"""
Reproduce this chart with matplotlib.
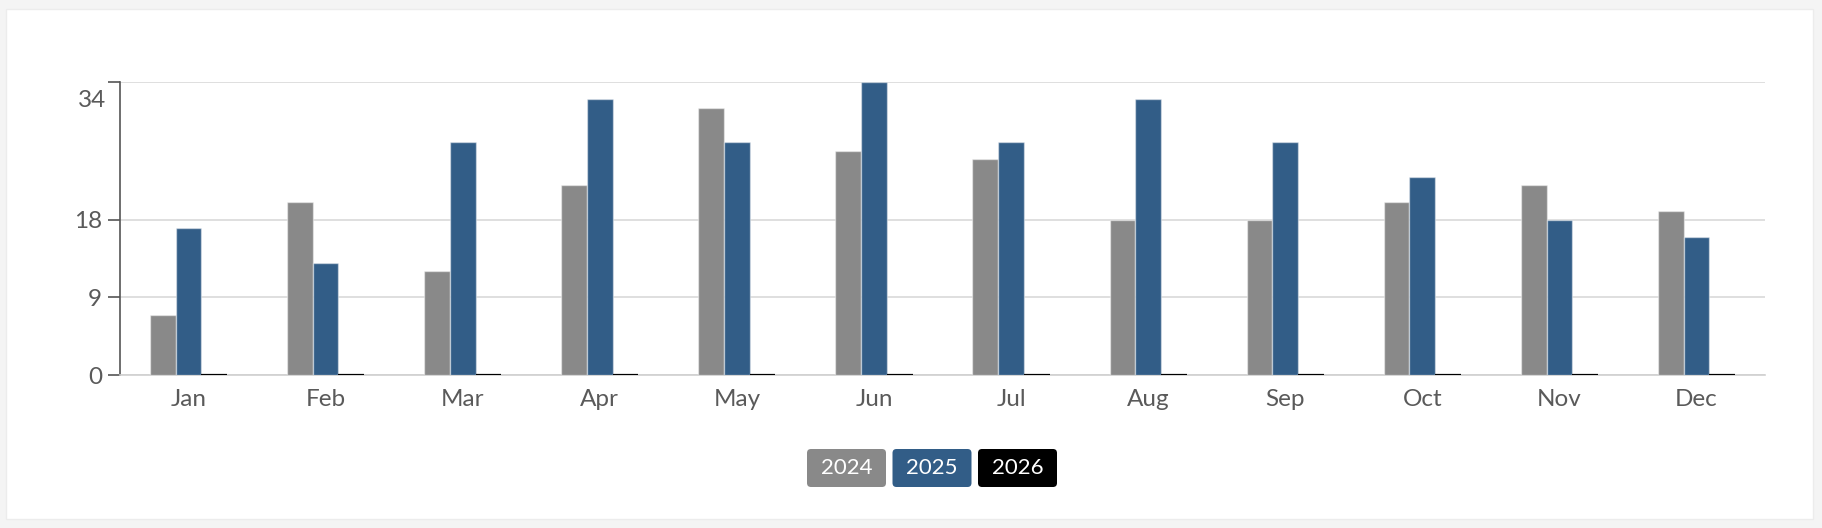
import matplotlib
matplotlib.use("Agg")
import matplotlib.pyplot as plt
from matplotlib.patches import FancyBboxPatch
import numpy as np

months = ["Jan", "Feb", "Mar", "Apr", "May", "Jun", "Jul", "Aug", "Sep", "Oct", "Nov", "Dec"]
series_names = ["2024", "2025", "2026"]
values_2024 = [7, 20, 12, 22, 31, 26, 25, 18, 18, 20, 22, 19]
values_2025 = [17, 13, 27, 32, 27, 34, 27, 32, 27, 23, 18, 16]
values_2026 = [0, 0, 0, 0, 0, 0, 0, 0, 0, 0, 0, 0]
y_ticks = [0, 9, 18, 34]
colors = ["#898989", "#325d87", "#000000"]

plt.rcParams['font.family'] = ['Lato', 'DejaVu Sans']

W, H = 1822, 528
fig = plt.figure(figsize=(W / 100, H / 100), dpi=100)
fig.patch.set_facecolor("#f4f4f4")

# card
card = FancyBboxPatch((6 / W, (H - 519) / H), 1807 / W, 510 / H,
                      boxstyle="square,pad=0", transform=fig.transFigure,
                      facecolor="white", edgecolor="#ececec", linewidth=1, zorder=-5)
fig.patches.append(card)

ax = fig.add_axes([120 / W, 1 - 375 / H, (1765 - 120) / W, (375 - 81.7) / H])
ax.set_facecolor("none")
ax.set_zorder(2)

x = np.arange(len(months))
bw = 0.1875
all_vals = [values_2024, values_2025, values_2026]
for i, (vals, c) in enumerate(zip(all_vals, colors)):
    off = (i - 1) * bw
    if i < 2:
        ax.bar(x + off, vals, width=bw, color=c, edgecolor=(1, 1, 1, 0.45),
               linewidth=1.0, zorder=3)
    else:
        ax.bar(x + off, vals, width=bw, color=c, edgecolor=c, linewidth=1.6, zorder=3)

ax.set_xlim(-0.5, len(months) - 0.5)
ax.set_ylim(0, max(y_ticks))

ax.set_yticks(y_ticks)
ax.set_yticklabels([str(v) if v != max(y_ticks) else "" for v in y_ticks])
ax.yaxis.grid(True, color="#d9d9d9", linewidth=1.2, zorder=0)
ax.set_axisbelow(True)
ax.tick_params(axis="y", length=9, width=1.2, color="#555555", labelsize=17.5,
               labelcolor="#5a5a5a", pad=4)
# top label shifted below its tick
ax.annotate(str(max(y_ticks)), xy=(0, max(y_ticks)), xycoords=("axes fraction", "data"),
            xytext=(-14, -19), textcoords="offset pixels", ha="right", va="center",
            fontsize=17.5, color="#5a5a5a", annotation_clip=False)

ax.set_xticks(x)
ax.set_xticklabels(months)
ax.tick_params(axis="x", length=0, labelsize=17.5, labelcolor="#5a5a5a", pad=10)

for s in ["top", "right"]:
    ax.spines[s].set_visible(False)
ax.spines["left"].set_color("#555555")
ax.spines["left"].set_linewidth(1.2)
ax.spines["bottom"].set_color("#d0d0d0")
ax.spines["bottom"].set_linewidth(1.2)

# legend buttons
lx = [807, 892.5, 978]
lw_box = 79
ly0, ly1 = 449, 487
for name, c, x0 in zip(series_names, colors, lx):
    box = FancyBboxPatch((x0 / W, (H - ly1) / H), lw_box / W, (ly1 - ly0) / H,
                         boxstyle="round,pad=0,rounding_size=%f" % (4 / W),
                         transform=fig.transFigure, facecolor=c, edgecolor="none",
                         mutation_aspect=W / H, zorder=3)
    fig.patches.append(box)
    fig.text((x0 + lw_box / 2) / W, (H - (ly0 + ly1) / 2) / H, name, color="white",
             ha="center", va="center", fontsize=16, zorder=4)

fig.savefig("out.png", dpi=100, facecolor=fig.get_facecolor())
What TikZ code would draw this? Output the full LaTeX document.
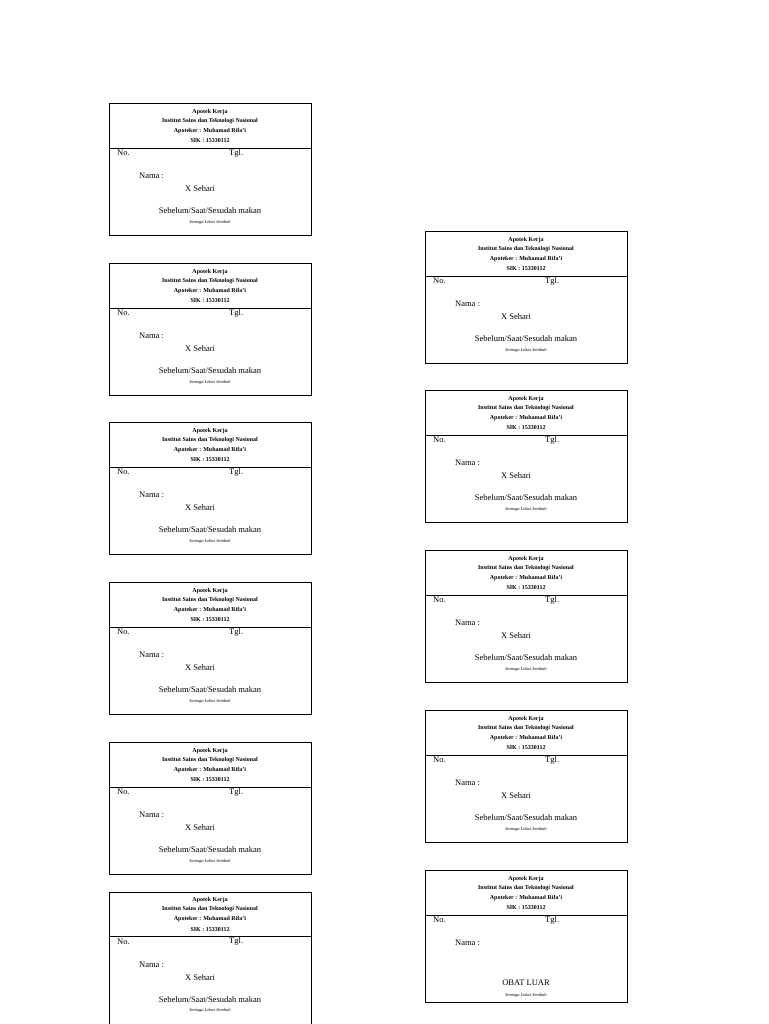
"""
Written instruction ▸ Only the lines from the start of the records through the line containing "ax.set_ylim(0, max(y_ticks))" should be repeated, word for word, with the pictures left out.

Output for this task ▸
Reproduce this chart with matplotlib.
import matplotlib
matplotlib.use("Agg")
import matplotlib.pyplot as plt
from matplotlib.patches import FancyBboxPatch
import numpy as np

months = ["Jan", "Feb", "Mar", "Apr", "May", "Jun", "Jul", "Aug", "Sep", "Oct", "Nov", "Dec"]
series_names = ["2024", "2025", "2026"]
values_2024 = [7, 20, 12, 22, 31, 26, 25, 18, 18, 20, 22, 19]
values_2025 = [17, 13, 27, 32, 27, 34, 27, 32, 27, 23, 18, 16]
values_2026 = [0, 0, 0, 0, 0, 0, 0, 0, 0, 0, 0, 0]
y_ticks = [0, 9, 18, 34]
colors = ["#898989", "#325d87", "#000000"]

plt.rcParams['font.family'] = ['Lato', 'DejaVu Sans']

W, H = 1822, 528
fig = plt.figure(figsize=(W / 100, H / 100), dpi=100)
fig.patch.set_facecolor("#f4f4f4")

# card
card = FancyBboxPatch((6 / W, (H - 519) / H), 1807 / W, 510 / H,
                      boxstyle="square,pad=0", transform=fig.transFigure,
                      facecolor="white", edgecolor="#ececec", linewidth=1, zorder=-5)
fig.patches.append(card)

ax = fig.add_axes([120 / W, 1 - 375 / H, (1765 - 120) / W, (375 - 81.7) / H])
ax.set_facecolor("none")
ax.set_zorder(2)

x = np.arange(len(months))
bw = 0.1875
all_vals = [values_2024, values_2025, values_2026]
for i, (vals, c) in enumerate(zip(all_vals, colors)):
    off = (i - 1) * bw
    if i < 2:
        ax.bar(x + off, vals, width=bw, color=c, edgecolor=(1, 1, 1, 0.45),
               linewidth=1.0, zorder=3)
    else:
        ax.bar(x + off, vals, width=bw, color=c, edgecolor=c, linewidth=1.6, zorder=3)

ax.set_xlim(-0.5, len(months) - 0.5)
ax.set_ylim(0, max(y_ticks))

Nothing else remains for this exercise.